The following list of hypothesis provided is just to whet the appetites of future climate researchers who may study the Leh Cloudburst in great depth.1. The meteorologically assigned cloud type associated with the thunderstorm that could have caused destruction on a scale as witnessed in Leh should be logically the cumulonimbus of the super-celled variety. Only a super cell with a rotating updraft can produce extreme severe weather events such as those attributed to the Leh Cloudburst. Winds need to come from different directions to cause the rotation.
Moreover, as precipitation is produced in the updraft, the strong upper-level winds blow the precipitation downwind. Hardly any precipitation falls back down through the updraft, so the storm can survive for long periods. However, since the storm survived merely one hour, does it rule out a super-cell and increased the probability of it being only a multi-cell cluster storm?
2. Given the total rainfall, the cloudburst per se held little by way of disaster potential. Can it be ground conditions, natural or manmade (like tree plantations), that accentuated the flash flood impact of the Leh Cloudburst?
3. As per a 2005 report in International Association for Ladakh Studies, Leh holds very high potential for generation of geo-thermal energy lying on the zone of collision between the Indian and the Eurasian plate. Could the trigger for uplift include heating by geo-thermals? Could these also explain why rivers in Leh have been running at alarming levels?
4. Adiabatic heating and cooling is common in convective atmospheric currents. Adiabatic changes in temperature can also occur due to changes in pressure of a gas while not adding or subtracting any heat. Since pressure can also be affected by strong electro-magnetic flux, adiabatic heating or cooling consequently could be affected by the later. Coronal mass ejections (CME) also trigger electromagnetic disturbances on the Earth. The last CME reached earth just 24 hours before the Leh Cloudburst. Could this have triggered either the updraft or downdraft of the tropical storm?
5. Westerlies are part of the jet stream, flowing from west to east. The period mid July to mid August, showed the jet stream demonstrating a kink where it split up into two branches - one deviating from its normal path in the North and another going South to Pakistan. Monsoon rains drive air upward, and that air has to come down somewhere. It usually comes down over the Mediterranean, producing the region’s hot, dry climate. This year, due to jet stream blockages, some of that air seems to have gone north to Russia. Meanwhile, the Siberian cold air usually goes rest over Russia and East Europe, moderating summer temperatures. This time it was blocked and had to go somewhere. This year some of it went to South Asia. The result was heatwaves in Eastern Europe (Russia) and floods in South Asia (Pakistan).

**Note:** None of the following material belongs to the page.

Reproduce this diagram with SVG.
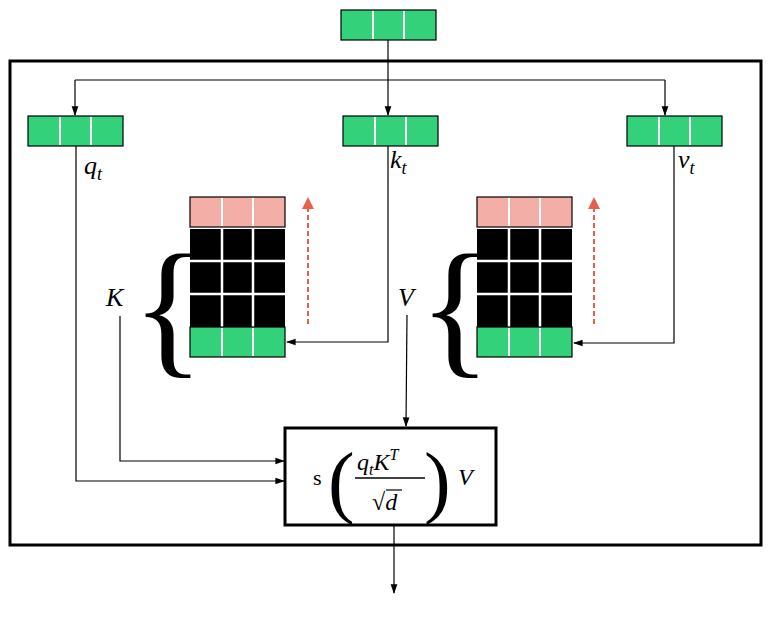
<svg xmlns="http://www.w3.org/2000/svg" width="771" height="627" viewBox="0 0 771 627">
<style>
.g{fill:#33d17a;stroke:#000;stroke-width:1.2}
.p{fill:#f4aea8;stroke:#000;stroke-width:1.2}
.sep{stroke:#fff;stroke-width:2}
.c{fill:none;stroke:#000;stroke-width:1.2}
.m{font-family:"Liberation Serif",serif;font-style:italic;fill:#000}
.r{font-family:"Liberation Serif",serif;fill:#000}
.red{stroke:#e8604c;stroke-width:2;stroke-dasharray:5,3;fill:none}
</style>
<defs>
<marker id="a" viewBox="0 0 10 10" refX="9" refY="5" markerWidth="8" markerHeight="8" orient="auto"><path d="M0,1.5L10,5L0,8.5z" fill="#000"/></marker>
<marker id="ar" viewBox="0 0 10 10" refX="5" refY="5" markerWidth="6" markerHeight="6" orient="auto"><path d="M0,0L10,5L0,10z" fill="#e8604c"/></marker>
<g id="vec"><rect class="g" x="0" y="0" width="95" height="30"/><line class="sep" x1="32" y1="1" x2="32" y2="29"/><line class="sep" x1="63" y1="1" x2="63" y2="29"/></g>
<g id="pvec"><rect class="p" x="0" y="0" width="95" height="30"/><line class="sep" x1="32" y1="1" x2="32" y2="29"/><line class="sep" x1="63" y1="1" x2="63" y2="29"/></g>
<g id="mat"><rect x="0" y="0" width="95" height="98" fill="#000"/><path d="M32,0V98M63,0V98M0,32H95M0,65H95" stroke="#fff" stroke-width="2.5"/></g>
</defs>
<rect x="10" y="61" width="751" height="484" fill="none" stroke="#000" stroke-width="3"/>
<g id="input"><use href="#vec" x="341" y="10"/></g>
<g id="q"><use href="#vec" x="28" y="116"/><text class="m" x="84" y="174" font-size="26">q<tspan font-size="18" dy="6">t</tspan></text></g>
<g id="k"><use href="#vec" x="343" y="116"/><text class="m" x="390" y="168" font-size="26">k<tspan font-size="18" dy="6">t</tspan></text></g>
<g id="v"><use href="#vec" x="627" y="116"/><text class="m" x="678" y="168" font-size="26">v<tspan font-size="18" dy="6">t</tspan></text></g>
<g id="Kcache">
<use href="#pvec" x="190" y="197"/><use href="#mat" x="190" y="229"/><use href="#vec" x="190" y="327"/>
<text class="r" x="132" y="358" font-size="150" font-weight="300">{</text>
<text class="m" x="106" y="306" font-size="26">K</text>
<line class="red" x1="308" y1="324" x2="308" y2="203" marker-end="url(#ar)"/>
</g>
<g id="Vcache">
<use href="#pvec" x="477" y="197"/><use href="#mat" x="477" y="229"/><use href="#vec" x="477" y="327"/>
<text class="r" x="419" y="358" font-size="150" font-weight="300">{</text>
<text class="m" x="398" y="306" font-size="26">V</text>
<line class="red" x1="594" y1="324" x2="594" y2="203" marker-end="url(#ar)"/>
</g>
<g id="attn">
<rect x="285" y="428" width="211" height="97" fill="#fff" stroke="#000" stroke-width="3"/>
<text class="r" x="313" y="485" font-size="22">s</text>
<text class="r" x="328" y="508" font-size="80" font-weight="300" transform="scale(1,1)">(</text>
<text class="m" x="357" y="470" font-size="24">q<tspan font-size="16" dy="5">t</tspan><tspan dy="-5">K</tspan><tspan font-size="16" dy="-10">T</tspan></text>
<line x1="355" y1="478" x2="425" y2="478" stroke="#000" stroke-width="1.5"/>
<text class="r" x="372" y="510" font-size="24">√<tspan class="m">d</tspan></text>
<path d="M386,490H402" stroke="#000" stroke-width="1.2"/>
<text class="r" x="424" y="508" font-size="80" font-weight="300">)</text>
<text class="m" x="458" y="485" font-size="24">V</text>
</g>
<g id="connectors">
<path class="c" d="M388,40V115" marker-end="url(#a)"/>
<path class="c" d="M75,80H665" />
<path class="c" d="M75,80V115" marker-end="url(#a)"/>
<path class="c" d="M665,80V115" marker-end="url(#a)"/>
<path class="c" d="M76,146V481H284" marker-end="url(#a)"/>
<path class="c" d="M120,316V461H284" marker-end="url(#a)"/>
<path class="c" d="M388,146V342H287" marker-end="url(#a)"/>
<path class="c" d="M674,146V343H574" marker-end="url(#a)"/>
<path class="c" d="M407,315L406,426" marker-end="url(#a)"/>
<path class="c" d="M394,525V593" marker-end="url(#a)"/>
</g>
</svg>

Damodar S. Pai, Director, Forecast, IMD, who closely following Asian weather patterns from his Pune office told Hindustan Times that the torrential rains in Pakistan could have easily occurred in India had the storm built up a few hundred miles away on the Indian side. In the case of Leh, this would be much closer. Very much closer. Could it be this jet stream anomaly be linked to the cloudburst as it can be easily triggered by inflow of cool air from Siberia clashing the warm moist thunderstorm?